The verbs we use in our normal, everyday conversations aren’t always the best verbs to use when we’re writing. When we’re talking we can use our hands, our tone of voice, and our facial expressions to get our point across, and so we can settle for verb choices that are wimpy and flat. For example:
He ran through the crowd.
I didn’t like my mochaccino.
These phrases might come off as emphatic when they’re uttered in conversation.

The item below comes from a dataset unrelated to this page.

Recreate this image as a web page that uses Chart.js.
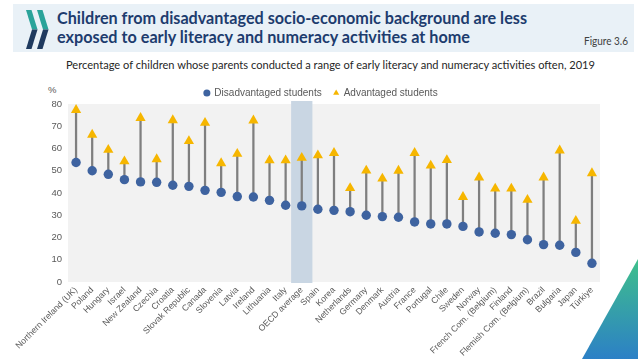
<!DOCTYPE html>
<html><head><meta charset="utf-8">
<script src="https://cdn.jsdelivr.net/npm/chart.js@4.4.1/dist/chart.umd.min.js"></script>
<style>
html,body{margin:0;padding:0;background:#fff;}
body{width:638px;height:359px;position:relative;overflow:hidden;}
#banner{position:absolute;left:13px;top:4px;width:621px;height:48px;background:#e9f1f7;}
#logo{position:absolute;left:0;top:0;}
.fit{position:absolute;white-space:nowrap;transform-origin:0 0;}
#t1,#t2{font-family:Lato,"Open Sans",sans-serif;font-weight:700;font-size:17px;color:#1d3c6e;line-height:20px;}
#t1{left:57px;top:8px}
#t2{left:57px;top:27px}
#fig{left:584px;top:35px;font-family:Lato,sans-serif;font-size:10.5px;line-height:12px;color:#404040;}
#sub{left:66px;top:58px;font-family:Lato,sans-serif;font-size:11.5px;line-height:14px;color:#262626;}
#pct{position:absolute;left:48px;top:84px;font-family:"Liberation Sans",sans-serif;font-size:9.5px;color:#595959;}
#deco{position:absolute;left:582px;top:259px;width:56px;height:100px;clip-path:polygon(100% 0,100% 100%,0 100%);background:linear-gradient(to bottom,#3fc08b,#2c80c6);}
#wrap{position:absolute;left:0;top:80px;width:638px;height:279px;}
</style></head>
<body>
<div id="banner"></div>
<svg id="logo" width="60" height="60">
  <polygon points="26,10 31.5,10 37.5,29.5 32,29.5" fill="#2aa39a"/>
  <polygon points="32,29.5 37.5,29.5 31.5,49 26,49" fill="#1f3a5f"/>
  <polygon points="37,10 42.5,10 48.5,29.5 43,29.5" fill="#2aa39a"/>
  <polygon points="43,29.5 48.5,29.5 42.5,49 37,49" fill="#1f3a5f"/>
</svg>
<div id="t1" class="fit" data-w="470">Children from disadvantaged socio-economic background are less</div>
<div id="t2" class="fit" data-w="413">exposed to early literacy and numeracy activities at home</div>
<div id="fig" class="fit" data-w="44">Figure 3.6</div>
<div id="sub" class="fit" data-w="529">Percentage of children whose parents conducted a range of early literacy and numeracy activities often, 2019</div>
<div id="pct">%</div>
<div id="deco"></div>
<div id="wrap"><canvas id="c" width="638" height="279"></canvas></div>
<script>
const categories = ["Northern Ireland (UK)","Poland","Hungary","Israel","New Zealand","Czechia","Croatia","Slovak Republic","Canada","Slovenia","Latvia","Ireland","Lithuania","Italy","OECD average","Spain","Korea","Netherlands","Germany","Denmark","Austria","France","Portugal","Chile","Sweden","Norway","French Com. (Belgium)","Finland","Flemish Com. (Belgium)","Brazil","Bulgaria","Japan","Türkiye"];
const disadvantaged = [53.7,50,48.4,46,45,44.8,43.5,43,41.2,40.3,38.4,38.2,36.7,34.5,34.2,32.7,32.2,31.6,30,29.4,29.1,27,26.1,26.1,25,22.5,21.9,21.3,19,16.8,16.5,13.3,8.4];
const advantaged = [77.3,66.2,59.4,54.2,73.7,55.2,72.7,63.3,71.5,53.4,57.6,72.6,54.7,54.7,55.8,56.9,58,42.2,50.1,46.5,50,58,52.3,54.8,38.2,47,42,42,36.9,47,59.1,27.5,48.9];
const yTicks = [0,10,20,30,40,50,60,70,80];
const seriesNames = ["Disadvantaged students","Advantaged students"];
const highlightCategory = "OECD average";

document.querySelectorAll('.fit').forEach(el=>{
  const w = el.getBoundingClientRect().width;
  const t = parseFloat(el.dataset.w);
  if (w>0) el.style.transform = 'scaleX(' + (t/w) + ')';
});

const sans = '"Liberation Sans",Arial,sans-serif';
const ranges = categories.map((c,i)=>[disadvantaged[i], advantaged[i]]);
const LEG_FONT = 10, LEG_PAD = 12, RIGHT_PAD = 38;

const bgPlugin = {
  id:'bg',
  beforeDraw(chart){
    const {ctx, chartArea:a} = chart;
    ctx.save(); ctx.fillStyle='#f2f2f2';
    ctx.fillRect(a.left,a.top,a.right-a.left,a.bottom-a.top);
    ctx.restore();
  },
  beforeDatasetsDraw(chart){
    const {ctx, chartArea:a} = chart; const x = chart.scales.x;
    const i = categories.indexOf(highlightCategory);
    const cx = x.getPixelForValue(i);
    const w = (x.getPixelForValue(1)-x.getPixelForValue(0))*1.32;
    ctx.save(); ctx.fillStyle='#c9d6e3';
    ctx.fillRect(cx-w/2, a.top-3, w, a.bottom-a.top+4);
    ctx.restore();
  }
};
const legendFix = {
  id:'legendFix',
  afterInit(chart){
    const lg = chart.legend; if(!lg) return;
    const f = lg.fit, d = lg._draw;
    lg.fit = function(){ f.call(this); if(this.options.display) this.height = 24; };
    lg._draw = function(){ const c=this.ctx; c.save(); c.translate(RIGHT_PAD/2 + 2, 13 - (LEG_PAD + LEG_FONT/2)); d.call(this); c.restore(); };
  }
};

new Chart(document.getElementById('c'), {
  type:'bar',
  data:{
    labels:categories,
    datasets:[
      {type:'bar', label:'range', data:ranges, backgroundColor:'#7f7f7f', barThickness:1.6, order:3},
      {type:'line', label:seriesNames[0], data:disadvantaged, showLine:false, pointStyle:'circle', pointRadius:4.7, pointBackgroundColor:'#3e63a0', pointBorderWidth:0, backgroundColor:'#3e63a0', borderColor:'#3e63a0', borderWidth:0, order:2},
      {type:'line', label:seriesNames[1], data:advantaged, showLine:false, pointStyle:'triangle', pointRadius:5.9, pointBackgroundColor:'#f6b600', pointBorderWidth:0, backgroundColor:'#f6b600', borderColor:'#f6b600', borderWidth:0, order:1}
    ]
  },
  options:{
    responsive:false, animation:false, devicePixelRatio:1,
    layout:{padding:{left:0,right:RIGHT_PAD,top:0,bottom:0}},
    plugins:{
      tooltip:{enabled:false},
      legend:{
        display:true, position:'top',
        labels:{usePointStyle:true, boxWidth:5, boxHeight:5, padding:LEG_PAD, color:'#595959', font:{family:sans,size:LEG_FONT},
          filter:(it)=>it.datasetIndex!==0, sort:(a,b)=>a.datasetIndex-b.datasetIndex}
      }
    },
    scales:{
      x:{offset:true, grid:{display:false, drawTicks:false}, border:{display:false},
        ticks:{autoSkip:false, minRotation:45, maxRotation:45, padding:3, color:'#595959', font:{family:sans,size:8.7}},
        afterFit(s){ s.height = 77; s.paddingLeft = 0; s.paddingRight = 0; }},
      y:{min:0, max:80, grid:{display:false, drawTicks:false}, border:{display:false},
        afterBuildTicks(s){ s.ticks = yTicks.map(v=>({value:v})); },
        ticks:{padding:6, color:'#595959', font:{family:sans,size:9.5}},
        afterFit(s){ s.width = 68; }}
    }
  },
  plugins:[bgPlugin, legendFix]
});
</script>
</body></html>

But when text is our medium, the primary way we can emphasize the tone of the words is by making stronger word choices.
He sprinted through the crowd.
I hated my mochaccino.
Sometimes amping up a verb requires restructuring a sentence.
He darted among the pedestrians.
My mochaccino nauseated me.
And other times the verb choice will need to reflect a character’s dialect or personality.

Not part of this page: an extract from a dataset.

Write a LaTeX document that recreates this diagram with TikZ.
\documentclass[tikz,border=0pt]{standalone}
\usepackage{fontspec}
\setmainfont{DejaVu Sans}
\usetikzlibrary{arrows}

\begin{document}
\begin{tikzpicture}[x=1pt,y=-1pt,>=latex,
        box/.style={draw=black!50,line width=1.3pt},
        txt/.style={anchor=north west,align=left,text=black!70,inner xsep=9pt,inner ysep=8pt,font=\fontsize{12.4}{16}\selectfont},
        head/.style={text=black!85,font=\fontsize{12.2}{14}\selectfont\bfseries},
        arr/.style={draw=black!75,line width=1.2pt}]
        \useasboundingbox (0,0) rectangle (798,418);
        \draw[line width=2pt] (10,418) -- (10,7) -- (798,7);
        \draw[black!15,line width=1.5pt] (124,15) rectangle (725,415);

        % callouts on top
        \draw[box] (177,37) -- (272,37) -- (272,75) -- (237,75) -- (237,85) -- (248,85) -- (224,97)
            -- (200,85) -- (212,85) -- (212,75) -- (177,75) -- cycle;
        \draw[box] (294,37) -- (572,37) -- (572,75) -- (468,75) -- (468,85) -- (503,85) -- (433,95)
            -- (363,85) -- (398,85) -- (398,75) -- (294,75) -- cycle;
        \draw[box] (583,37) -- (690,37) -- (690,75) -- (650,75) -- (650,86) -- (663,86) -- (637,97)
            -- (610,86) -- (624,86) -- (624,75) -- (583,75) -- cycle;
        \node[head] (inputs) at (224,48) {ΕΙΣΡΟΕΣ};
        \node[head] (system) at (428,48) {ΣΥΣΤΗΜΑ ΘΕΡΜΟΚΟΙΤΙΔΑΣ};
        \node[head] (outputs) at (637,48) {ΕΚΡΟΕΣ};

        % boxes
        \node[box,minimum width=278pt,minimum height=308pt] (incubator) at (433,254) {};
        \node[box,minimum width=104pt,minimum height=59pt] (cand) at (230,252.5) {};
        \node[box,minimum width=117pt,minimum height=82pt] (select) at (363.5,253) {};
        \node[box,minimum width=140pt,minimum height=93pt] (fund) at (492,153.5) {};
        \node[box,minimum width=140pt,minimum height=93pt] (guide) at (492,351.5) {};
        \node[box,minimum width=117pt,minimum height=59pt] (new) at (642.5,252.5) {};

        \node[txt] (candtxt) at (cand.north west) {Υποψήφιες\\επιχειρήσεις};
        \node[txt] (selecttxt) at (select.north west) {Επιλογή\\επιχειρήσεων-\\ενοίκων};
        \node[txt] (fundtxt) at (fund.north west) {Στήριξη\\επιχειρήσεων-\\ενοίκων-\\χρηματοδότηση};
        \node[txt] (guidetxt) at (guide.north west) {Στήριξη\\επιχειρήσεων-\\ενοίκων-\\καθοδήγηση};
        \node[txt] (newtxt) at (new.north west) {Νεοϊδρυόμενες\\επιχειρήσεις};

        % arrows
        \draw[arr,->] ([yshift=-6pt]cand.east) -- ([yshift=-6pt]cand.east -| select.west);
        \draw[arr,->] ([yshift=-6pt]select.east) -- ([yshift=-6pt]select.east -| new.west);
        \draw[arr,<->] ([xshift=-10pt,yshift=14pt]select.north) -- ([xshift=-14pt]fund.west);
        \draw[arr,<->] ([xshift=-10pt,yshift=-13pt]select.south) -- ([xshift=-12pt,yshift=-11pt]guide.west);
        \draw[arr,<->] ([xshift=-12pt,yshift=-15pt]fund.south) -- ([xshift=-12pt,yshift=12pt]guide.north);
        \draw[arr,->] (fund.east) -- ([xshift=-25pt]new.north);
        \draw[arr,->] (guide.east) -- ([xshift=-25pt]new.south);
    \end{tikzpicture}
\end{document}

He bullied his way through the crowd.
I’m not feeling my mochaccino.
But, whatever the case, the verb is often the driving force behind the momentum of a sentence, so it’s important to choose wisely.
One other “problem area” to work on when you’re ramping up your verb choices is the dreaded adverb. Overusing adverbs is the equivalent of trying to do crunches by pushing yourself up with your hands—it’s a way of “helping” the main action, but it makes the results less dramatic. Sometimes adverbs are absolutely necessary, but when you can get rid of them, you should.

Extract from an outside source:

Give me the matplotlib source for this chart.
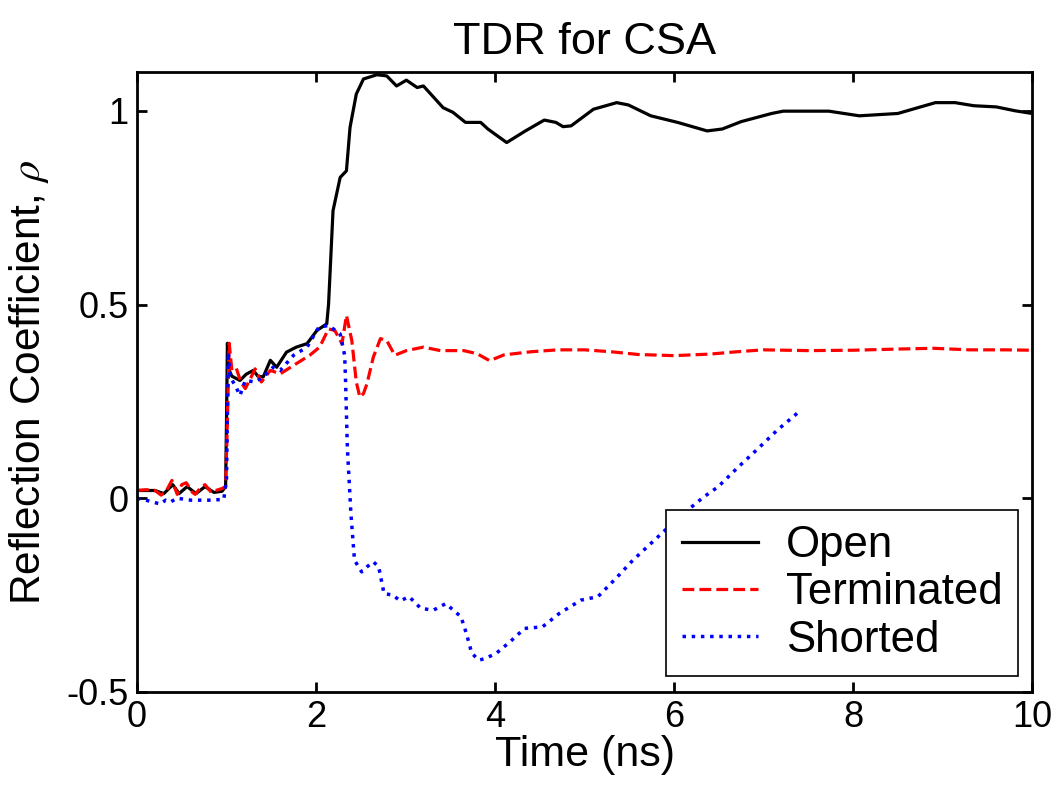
import matplotlib
matplotlib.use('Agg')
import matplotlib.pyplot as plt
import numpy as np

plt.rcParams['font.family'] = ['Liberation Sans', 'DejaVu Sans']
plt.rcParams['mathtext.fontset'] = 'stix'

# Open
t_open = [0.0, 0.2, 0.3, 0.4, 0.47, 0.56, 0.66, 0.76, 0.86, 0.95, 0.99, 1.0, 1.01, 1.03,
          1.06, 1.15, 1.22, 1.30, 1.35, 1.41, 1.49, 1.56, 1.67, 1.78, 1.90, 2.01, 2.12,
          2.14, 2.16, 2.19, 2.27, 2.34, 2.38, 2.45, 2.53, 2.68, 2.79, 2.90, 3.01, 3.13,
          3.20, 3.42, 3.53, 3.67, 3.84, 3.92, 4.13, 4.34, 4.55, 4.68, 4.76, 4.85, 5.10,
          5.36, 5.49, 5.74, 6.04, 6.37, 6.54, 6.75, 7.09, 7.22, 7.73, 8.07, 8.50, 8.92,
          9.14, 9.35, 9.60, 9.81, 10.0]
r_open = [0.02, 0.02, 0.012, 0.035, 0.012, 0.03, 0.012, 0.03, 0.015, 0.018, 0.03, 0.2, 0.40, 0.33,
          0.315, 0.304, 0.32, 0.33, 0.315, 0.313, 0.356, 0.338, 0.377, 0.39, 0.399, 0.433, 0.45,
          0.50, 0.596, 0.742, 0.828, 0.845, 0.957, 1.043, 1.082, 1.093, 1.09, 1.064, 1.079, 1.06,
          1.064, 1.008, 0.996, 0.970, 0.970, 0.953, 0.918, 0.948, 0.976, 0.970, 0.959, 0.961, 1.004,
          1.021, 1.015, 0.987, 0.970, 0.948, 0.953, 0.972, 0.993, 0.999, 0.999, 0.987, 0.993, 1.021,
          1.021, 1.013, 1.010, 1.0, 0.993]

# Terminated
t_term = [0.0, 0.1, 0.2, 0.27, 0.33, 0.39, 0.45, 0.5, 0.55, 0.62, 0.65, 0.72, 0.76, 0.83, 0.88,
          0.95, 0.99, 1.01, 1.03, 1.06, 1.11, 1.16, 1.21, 1.27, 1.32, 1.39, 1.49, 1.60, 1.75,
          1.93, 2.04, 2.14, 2.21, 2.29, 2.34, 2.40, 2.45, 2.49, 2.53, 2.57, 2.64, 2.72, 2.79,
          2.88, 3.01, 3.20, 3.39, 3.65, 3.80, 3.94, 4.1, 4.4, 4.7, 5.0, 5.3, 5.6, 6.0, 6.4,
          6.7, 7.0, 7.5, 8.0, 8.5, 8.9, 9.3, 9.7, 10.0]
r_term = [0.02, 0.022, 0.02, 0.008, 0.02, 0.046, 0.01, 0.035, 0.04, 0.015, 0.01, 0.03, 0.035, 0.015, 0.02,
          0.025, 0.03, 0.2, 0.40, 0.33, 0.335, 0.30, 0.283, 0.31, 0.334, 0.30, 0.33, 0.321, 0.343,
          0.369, 0.39, 0.437, 0.433, 0.399, 0.472, 0.407, 0.30, 0.261, 0.27, 0.296, 0.364, 0.412, 0.407,
          0.369, 0.381, 0.39, 0.381, 0.381, 0.373, 0.355, 0.370, 0.378, 0.383, 0.383, 0.378, 0.371, 0.368, 0.372,
          0.378, 0.383, 0.381, 0.382, 0.385, 0.387, 0.383, 0.383, 0.382]

# Shorted
t_short = [0.0, 0.1, 0.26, 0.32, 0.37, 0.45, 0.6, 0.8, 0.97, 1.0, 1.02, 1.04, 1.10, 1.15, 1.21,
           1.32, 1.41, 1.52, 1.60, 1.75, 1.90, 2.03, 2.14, 2.27, 2.32, 2.33, 2.35, 2.39, 2.43,
           2.51, 2.57, 2.64, 2.70, 2.76, 2.86, 2.94, 3.04, 3.17, 3.31, 3.45, 3.62, 3.68, 3.74,
           3.82, 3.90, 4.02, 4.17, 4.33, 4.53, 4.72, 4.96, 5.15, 5.35, 5.54, 5.74, 5.94, 6.13,
           6.33, 6.49, 6.72, 6.92, 7.15, 7.39]
r_short = [0.0, -0.005, -0.015, -0.005, -0.01, 0.0, -0.005, -0.005, -0.003, 0.05, 0.377, 0.313, 0.29, 0.265, 0.304,
           0.30, 0.313, 0.338, 0.33, 0.369, 0.39, 0.441, 0.446, 0.424, 0.369, 0.304, 0.132, -0.040, -0.160,
           -0.190, -0.177, -0.164, -0.177, -0.246, -0.250, -0.265, -0.254, -0.284, -0.289, -0.272, -0.306, -0.349, -0.400,
           -0.418, -0.413, -0.399, -0.370, -0.336, -0.332, -0.297, -0.263, -0.254, -0.207, -0.160, -0.117, -0.074, -0.035,
           0.003, 0.029, 0.081, 0.124, 0.175, 0.222]

fig = plt.figure(figsize=(10.62, 7.95), dpi=100)
ax = fig.add_axes([0.129, 0.1296, 0.8428, 0.7798])

ax.plot(t_open, r_open, '-', color='black', lw=2.3, label='Open')
ax.plot(t_term, r_term, '--', color='red', lw=2.3, label='Terminated')
ax.plot(t_short, r_short, ':', color='blue', lw=2.5, label='Shorted')

ax.set_xlim(0, 10)
ax.set_ylim(-0.5, 1.1)
ax.set_xticks([0, 2, 4, 6, 8, 10])
ax.set_yticks([-0.5, 0, 0.5, 1])
ax.set_yticklabels(['-0.5', '0', '0.5', '1'])
ax.tick_params(direction='in', length=7, width=2, top=True, right=True,
               labelsize=26, pad=6)
for s in ax.spines.values():
    s.set_linewidth(2)

ax.set_title('TDR for CSA', fontsize=32.5, pad=13)
ax.set_xlabel('Time (ns)', fontsize=31, labelpad=0)
ax.set_ylabel('Reflection Coefficient, $\\rho$', fontsize=30.5, labelpad=11)

leg = ax.legend(loc='lower right', bbox_to_anchor=(0.984, 0.026), borderaxespad=0,
                fontsize=31.5, handlelength=1.74, handletextpad=0.64, labelspacing=0.14,
                fancybox=False, edgecolor='black', framealpha=1, borderpad=0.35)
leg.get_frame().set_linewidth(1.2)

fig.savefig('out.png', dpi=100)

I went quickly through the crowd.
I zipped through the crowd.
I didn’t completely appreciate my mochaccino.
I dumped out my mochaccino.
As you can see, the main idea behind each of the above examples—the subtext—changes subtly from one sentence to the next. It’s these subtle shadings and nuances that make the difference between writing that’s muscular and writing that’s flabby.
Unfortunately, there is a danger of getting a little too carried away with colorful verb choices. It’s tempting to overinflate the action for dramatic effect or because the verb in question “sounds cool.” But that can make the action feel forced or artificial. And when the style of language is not consistent, when one verb screams “exceptional” within a whole paragraph of “normal” verbs, the effect is like looking at a body builder who has never exercised anything but his biceps—kind of distracting.
We recommend that writers exercise their verb use in order to increase strength and flexibility but all in moderation. After all, even if we armchair athletes can’t be powerful and vigorous, at least our verbs can be!